Problem requirements:
Copy each line in the data that includes the word "this".

[Rows from a dataset of charts and code]
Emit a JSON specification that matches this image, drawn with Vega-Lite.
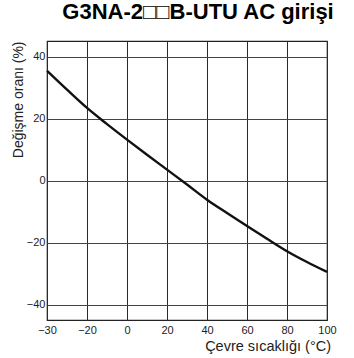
{
  "$schema": "https://vega.github.io/schema/vega-lite/v6.json",
  "autosize": "none",
  "padding": {"left": 47, "top": 41, "right": 27, "bottom": 38},
  "width": 280,
  "height": 279,
  "background": "white",
  "title": {
    "text": "G3NA-2□□B-UTU AC girişi",
    "font": "Liberation Sans, DejaVu Sans, sans-serif",
    "fontSize": 22,
    "fontWeight": "bold",
    "color": "#000000",
    "anchor": "middle",
    "baseline": "alphabetic",
    "offset": 0,
    "dx": 11
  },
  "config": {
    "font": "Liberation Sans",
    "view": {"stroke": "#222222", "strokeWidth": 1.2}
  },
  "data": {
    "values": [
      {"t": -30, "r": 35.4},
      {"t": -25, "r": 29.3},
      {"t": -20, "r": 23.4},
      {"t": -10, "r": 18.2},
      {"t": 0, "r": 13.2},
      {"t": 10, "r": 8.3},
      {"t": 20, "r": 3.5},
      {"t": 30, "r": -1.3},
      {"t": 40, "r": -6.2},
      {"t": 50, "r": -10.5},
      {"t": 60, "r": -14.7},
      {"t": 70, "r": -18.8},
      {"t": 80, "r": -22.8},
      {"t": 90, "r": -26.3},
      {"t": 100, "r": -29.5}
    ]
  },
  "mark": {"type": "line", "color": "#111111", "strokeWidth": 2.4, "interpolate": "monotone"},
  "encoding": {
    "x": {
      "field": "t",
      "type": "quantitative",
      "scale": {"domain": [-30, -20, 100], "range": [0, 40, 280], "nice": false, "zero": false},
      "axis": {
        "values": [-30, -20, 0, 20, 40, 60, 80, 100],
        "title": "Çevre sıcaklığı (°C)",
        "titleFont": "Liberation Sans",
        "titleFontSize": 14.5,
        "titleFontWeight": "normal",
        "titleColor": "#222222",
        "titleAlign": "right",
        "titleAnchor": null,
        "titleX": 283.5,
        "titleY": 30.5,
        "titleBaseline": "alphabetic",
        "domain": false,
        "ticks": false,
        "labelFontSize": 11,
        "labelColor": "#222222",
        "labelPadding": 4,
        "labelFlush": false,
        "grid": true,
        "gridColor": "#2a2a2a",
        "gridWidth": 1,
        "gridOpacity": 1
      }
    },
    "y": {
      "field": "r",
      "type": "quantitative",
      "scale": {"domain": [-45, 45], "nice": false, "zero": false},
      "axis": {
        "values": [-40, -20, 0, 20, 40],
        "title": "Değişme oranı (%)",
        "titleFont": "Liberation Sans",
        "titleFontSize": 14,
        "titleFontWeight": "normal",
        "titleColor": "#222222",
        "titleAngle": -90,
        "titleAlign": "right",
        "titleAnchor": null,
        "titleX": -25,
        "titleY": 0,
        "titleBaseline": "alphabetic",
        "domain": false,
        "ticks": false,
        "labelFontSize": 11,
        "labelColor": "#222222",
        "labelPadding": 2,
        "labelFlush": false,
        "grid": true,
        "gridColor": "#444444",
        "gridWidth": 1,
        "gridOpacity": 1
      }
    }
  }
}
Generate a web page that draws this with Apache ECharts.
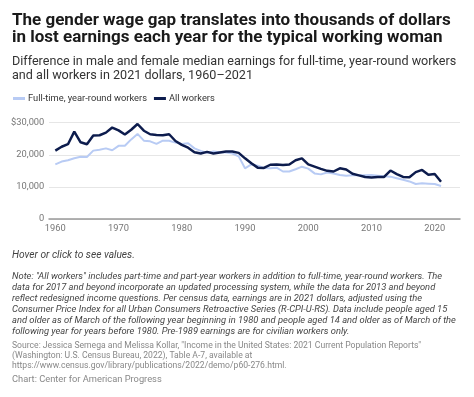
<!DOCTYPE html>
<html>
<head>
<meta charset="utf-8">
<script src="https://cdn.jsdelivr.net/npm/echarts@6/dist/echarts.min.js"></script>
<style>
html,body{margin:0;padding:0;background:#fff;}
#c{width:474px;height:397px;}
</style>
</head>
<body>
<div id="c"></div>
<script>
const years = [1960,1961,1962,1963,1964,1965,1966,1967,1968,1969,1970,1971,1972,1973,1974,1975,1976,1977,1978,1979,1980,1981,1982,1983,1984,1985,1986,1987,1988,1989,1990,1991,1992,1993,1994,1995,1996,1997,1998,1999,2000,2001,2002,2003,2004,2005,2006,2007,2008,2009,2010,2011,2012,2013,2014,2015,2016,2017,2018,2019,2020,2021];
const fullTime = [17000,17900,18300,18900,19400,19300,21300,21600,22000,21400,22800,22800,24800,26500,24400,24200,23400,24400,24400,23800,23400,23600,22000,21200,20600,21000,20800,20700,20400,19500,15800,17000,16600,15900,15800,16000,14800,14800,15500,16300,15700,14200,13900,14500,14200,13700,13500,13600,13600,13600,13700,13500,13300,13200,12700,12200,11700,10900,11100,11000,10900,10300];
const allWorkers = [21300,22500,23300,27200,23900,23300,26000,26100,26900,28500,27600,26300,27800,29600,27500,26400,26200,26100,26400,24300,23100,22200,20800,20400,20900,20400,20700,21000,21000,20600,18900,17400,16000,15900,16900,17000,16800,17000,18300,18900,17000,16300,15600,15000,14800,15800,15400,14100,13600,13100,12900,13100,13100,15100,14000,13100,13000,14600,15300,13800,14000,11600];
const seriesNames = ['Full-time, year-round workers','All workers'];
const xTicks = [1960,1970,1980,1990,2000,2010,2020];
const yTickLabels = {0:'0',10000:'10,000',20000:'20,000',30000:'$30,000'};

const titleText = 'The gender wage gap translates into thousands of dollars\nin lost earnings each year for the typical working woman';
const subtitleText = 'Difference in male and female median earnings for full-time, year-round workers\nand all workers in 2021 dollars, 1960\u20132021';
const hoverText = 'Hover or click to see values.';
const noteText = 'Note: "All workers" includes part-time and part-year workers in addition to full-time, year-round workers. The\ndata for 2017 and beyond incorporate an updated processing system, while the data for 2013 and beyond\nreflect redesigned income questions. Per census data, earnings are in 2021 dollars, adjusted using the\nConsumer Price Index for all Urban Consumers Retroactive Series (R-CPI-U-RS). Data include people aged 15\nand older as of March of the following year beginning in 1980 and people aged 14 and older as of March of the\nfollowing year for years before 1980. Pre-1989 earnings are for civilian workers only.';
const sourceText = 'Source: Jessica Semega and Melissa Kollar, "Income in the United States: 2021 Current Population Reports"\n(Washington: U.S. Census Bureau, 2022), Table A-7, available at\nhttps://www.census.gov/library/publications/2022/demo/p60-276.html.';
const creditText = 'Chart: Center for American Progress';

const FONT = 'Roboto, "Noto Sans", sans-serif';
const chart = echarts.init(document.getElementById('c'), null, {renderer:'canvas'});
chart.setOption({
  backgroundColor:'#fff',
  animation:false,
  textStyle:{fontFamily:FONT},
  title:[
    {text:titleText,left:12,top:12.4,padding:0,textStyle:{fontFamily:FONT,fontSize:17,fontWeight:'bold',color:'#1a1a1a',lineHeight:16.6}},
    {text:subtitleText,left:12,top:54.5,padding:0,textStyle:{fontFamily:FONT,fontSize:12.6,fontWeight:'normal',color:'#333',lineHeight:14.3}},
    {text:hoverText,left:12,top:249.7,padding:0,textStyle:{fontFamily:FONT,fontSize:10.2,fontStyle:'italic',fontWeight:'normal',color:'#444',lineHeight:12}},
    {text:noteText,left:12,top:271.5,padding:0,textStyle:{fontFamily:FONT,fontSize:9.35,fontStyle:'italic',fontWeight:'normal',color:'#444',lineHeight:11}},
    {text:sourceText,left:12,top:341,padding:0,textStyle:{fontFamily:FONT,fontSize:8.6,fontWeight:'normal',color:'#888',lineHeight:10}},
    {text:creditText,left:12,top:375,padding:0,textStyle:{fontFamily:FONT,fontSize:9.3,fontWeight:'normal',color:'#888',lineHeight:10}}
  ],
  legend:{
    left:13,top:94,padding:0,itemGap:7,itemWidth:12,itemHeight:3,icon:'rect',
    data:seriesNames,
    textStyle:{fontFamily:FONT,fontSize:9.3,color:'#333',padding:[0,0,0,-2]}
  },
  grid:{left:49,right:14,top:122.7,bottom:397-219,containLabel:false},
  xAxis:{
    type:'value',min:1959,max:2024,
    axisLine:{show:true,lineStyle:{color:'#999',width:1.5}},
    axisTick:{show:false},
    splitLine:{show:false},
    axisLabel:{customValues:xTicks,margin:5,fontSize:9.3,color:'#777',fontFamily:FONT,formatter:v=>String(v)}
  },
  yAxis:{
    type:'value',min:0,max:30000,interval:10000,
    axisLine:{show:false},axisTick:{show:false},
    splitLine:{show:true,lineStyle:{color:'#e6e6e6',width:1}},
    axisLabel:{margin:4.7,fontSize:9.3,color:'#777',fontFamily:FONT,formatter:v=>yTickLabels[v]}
  },
  series:[
    {name:seriesNames[0],type:'line',symbol:'none',z:2,
     data:years.map((y,i)=>[y,fullTime[i]]),
     lineStyle:{color:'#b8cbf4',width:2},itemStyle:{color:'#b8cbf4'}},
    {name:seriesNames[1],type:'line',symbol:'none',z:3,
     data:years.map((y,i)=>[y,allWorkers[i]]),
     lineStyle:{color:'#0d1c4d',width:2.5},itemStyle:{color:'#0d1c4d'}}
  ]
});
</script>
</body>
</html>
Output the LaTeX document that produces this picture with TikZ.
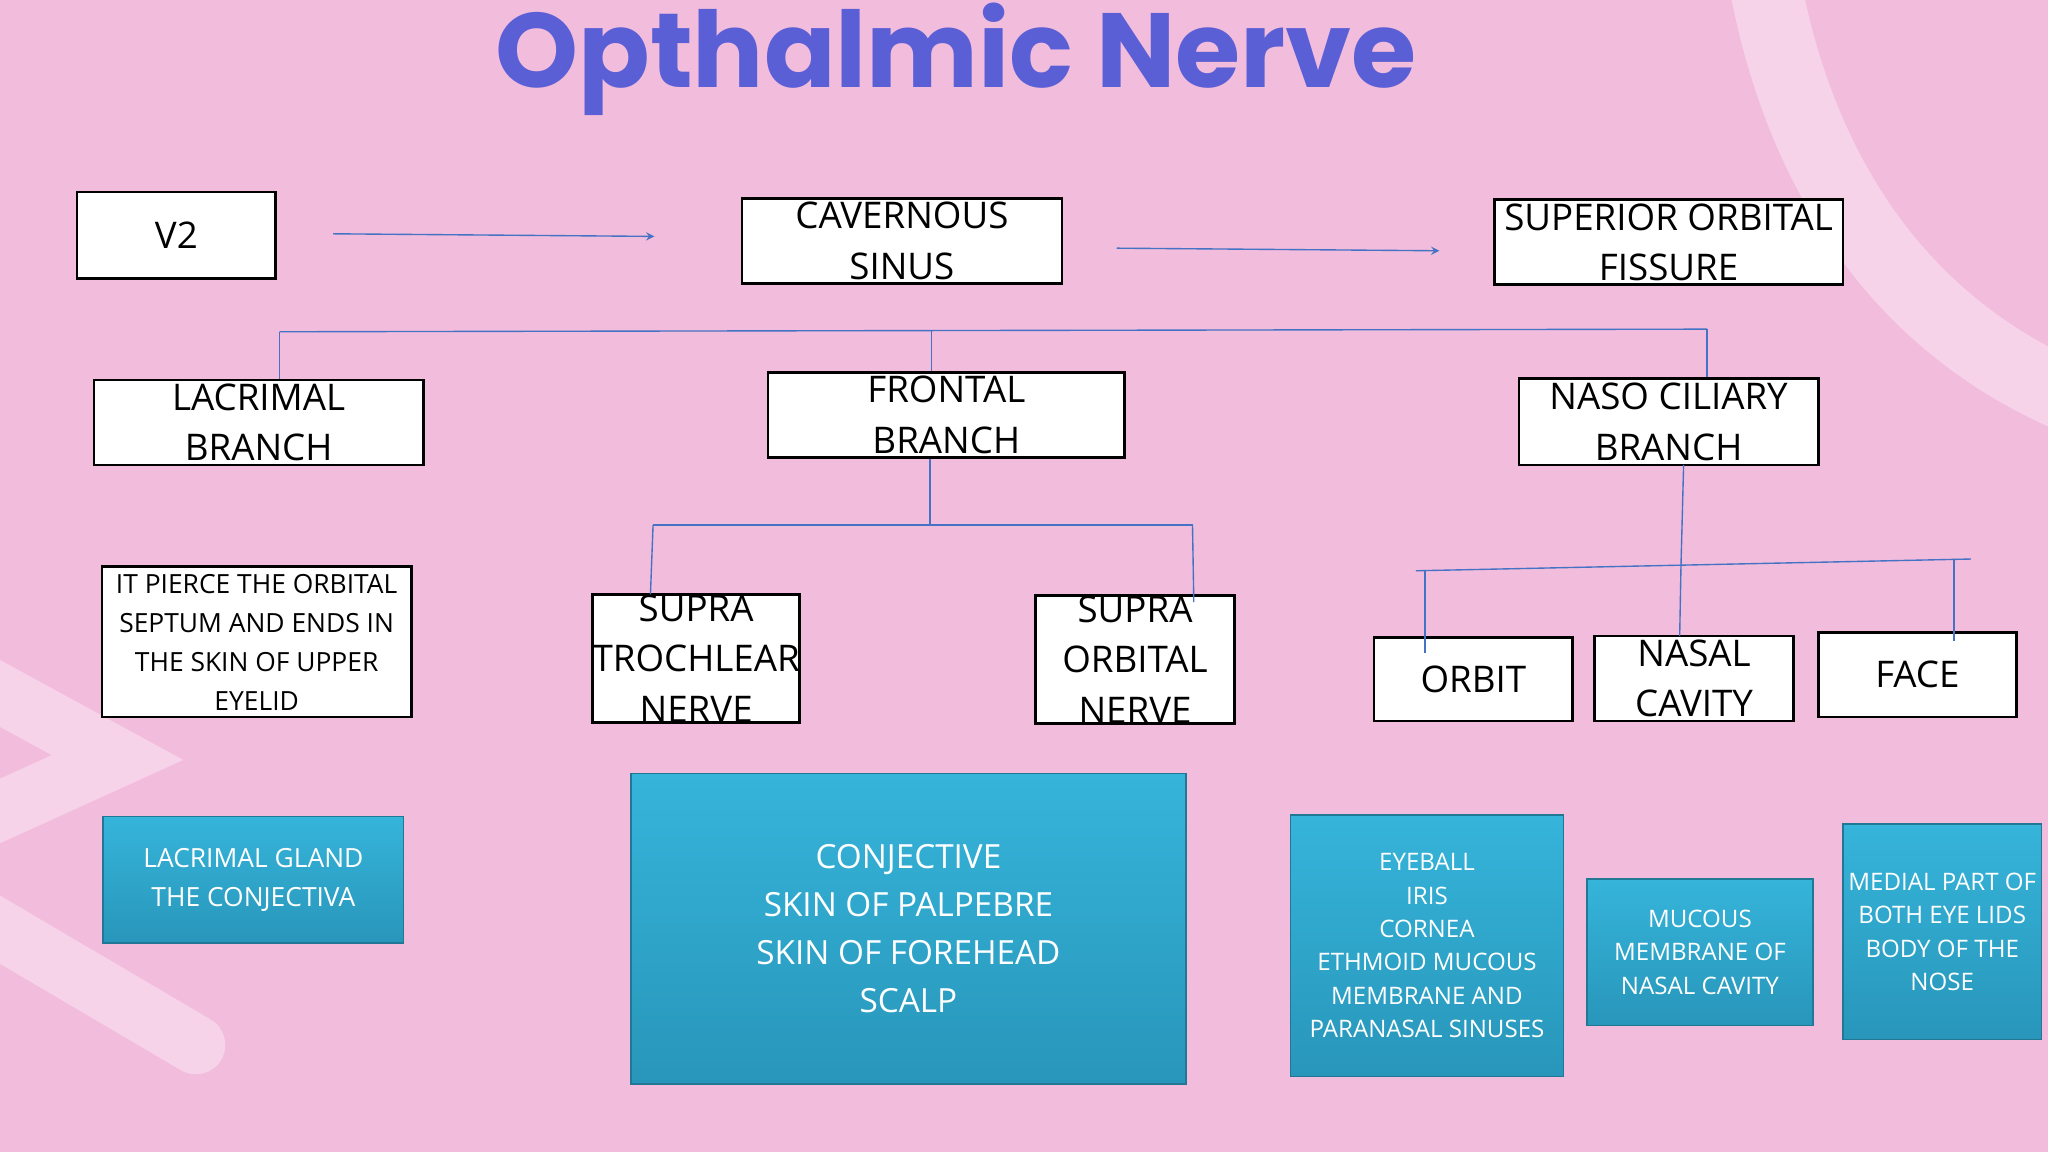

Reply:
Emit a JSON specification that matches this image, drawn with Vega-Lite.
Generate a web page that draws this with Apache ECharts.
Output the LaTeX document that produces this picture with TikZ.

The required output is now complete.